Why White Jeans Turn Yellow Or Gray

A lot of people blame the jeans when the real issue is buildup. Detergent residue, hard water minerals, skin oil, and leftover stain remover can leave white denim looking tired. Bleach can help with some of that, but the wash setup still matters.

  • Too much detergent can leave residue.
  • Too little detergent can leave soil in the fibers.
  • Overloading the washer keeps jeans from rinsing clean.
  • Dryer heat can set stains that looked faint when wet.
  • Mixed loads can leave white denim with dull gray transfer.

If your pair only has a few dirty spots, wash it properly before you bleach it. Target the stain, rinse, then run a normal cycle with whites only. Many pairs bounce back at that stage.

Stretch Denim Needs A Different Plan

This is where people get tripped up. White skinny jeans, sculpting jeans, and soft stretch denim often contain spandex. Clorox states that even small amounts of spandex should not be bleached with chlorine bleach when treating white items with color transfer. Their stain-removal page spells that out clearly: How To Remove Dye Transfer Stains from Clothes.
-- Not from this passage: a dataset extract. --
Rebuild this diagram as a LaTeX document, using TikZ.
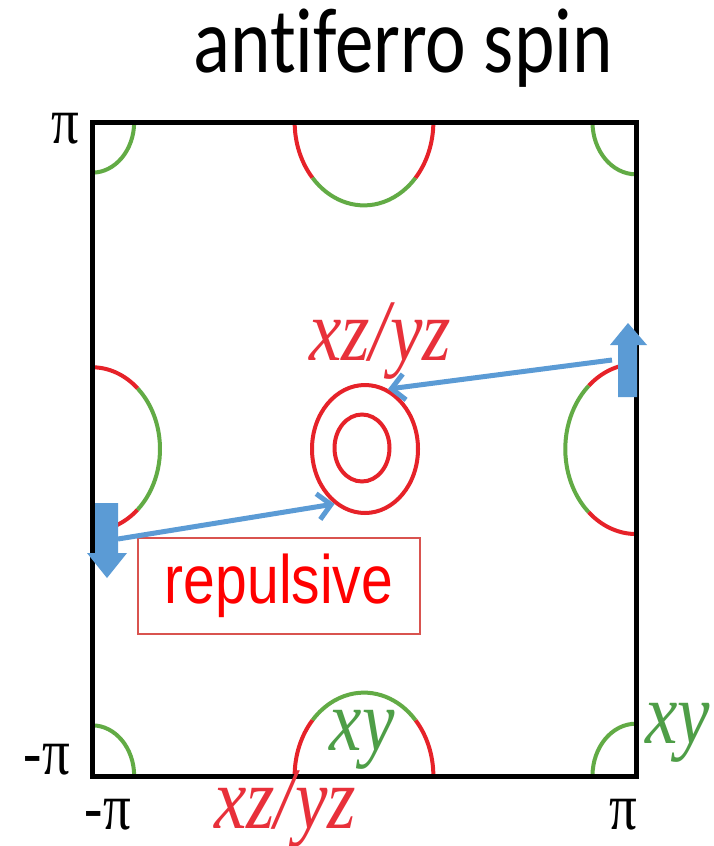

If your jeans have stretch, stick with oxygen bleach, a bleach-free laundry additive, or a stain remover made for white fabrics. You may need more than one wash, but that’s still better than trading a dull cast for weak knees and baggy hips.

Safer Ways To Brighten White Jeans

You don’t need chlorine bleach every time your jeans lose their clean look. These options are gentler and often good enough for routine care.

Use Oxygen Bleach For Regular Upkeep

Oxygen bleach is the safer pick for white jeans with stretch and for routine whitening. It works slower, but it is easier on fibers and less likely to leave sharp white patches.

Spot Treat Before You Wash

Target the dirty area first. Food drips, cuff grime, and makeup marks often wash out once they’re pre-treated. That cuts down on full-load bleaching.

Wash White Denim With White Items Only

This sounds obvious until one pale gray tee sneaks in. White denim picks up cast from other fabrics faster than many people expect. A separate load is worth it.

Goal Best Option Why It Helps
Bring back bright white on cotton denim Diluted chlorine bleach Lifts dinginess and some color transfer fast
Keep stretch white jeans looking clean Oxygen bleach Gentler on elastane and shape retention
Remove one stain Spot treatment Avoids wear from a full bleach cycle
Prevent fresh dinginess Separate white load Stops dull transfer from colored clothing
Hold the fit after washing Air drying Cuts down on heat damage and set-in stains

Mistakes That Ruin White Jeans Fast

The worst damage usually comes from rushing. These are the habits that turn a salvageable pair into a beat-up one.

  • Pouring bleach right on the fabric: Leaves pale marks and weak spots.
  • Ignoring the fiber label: Stretch denim pays the price first.
  • Soaking too long: Denim can turn rough and stitching can fade.
  • Using bleach on cream denim: The tone can shift in a bad way.
  • Drying before you recheck the stain: Heat can lock it in.
  • Bleaching after every wear: White jeans don’t need that much punishment.

If you’re trying to rescue one old pair, slow down and test. If you’re caring for a pair you wear often, lean on better washing habits so bleach stays as a backup, not the whole routine.

What To Do After Bleaching

Once the wash is done, rinse well and air dry. Check the color in daylight. If the jeans still look dingy, you can repeat a gentle treatment later. Don’t stack bleach washes back to back on the same day just because the first pass didn’t make them look brand new.

Run through this short checklist after drying:

  • Do the jeans still feel smooth, not stiff?
  • Is the white even across the legs, pockets, and seams?
  • Did the fit stay true through the hips and knees?
  • Is the stain gone enough that you can stop here?

If the pair passed those checks, you’re done. If not, switch to a gentler whitener next time instead of pushing more chlorine bleach.

So, can you bleach white jeans? Yes, many pairs can handle it. The safe answer hangs on two things: the care label and the fiber content. All-cotton white denim usually gives you the most room to work. Stretch denim needs a softer touch. Treat bleach like a repair step, not an every-week habit, and your white jeans will stay bright without turning thin, yellow, or misshapen.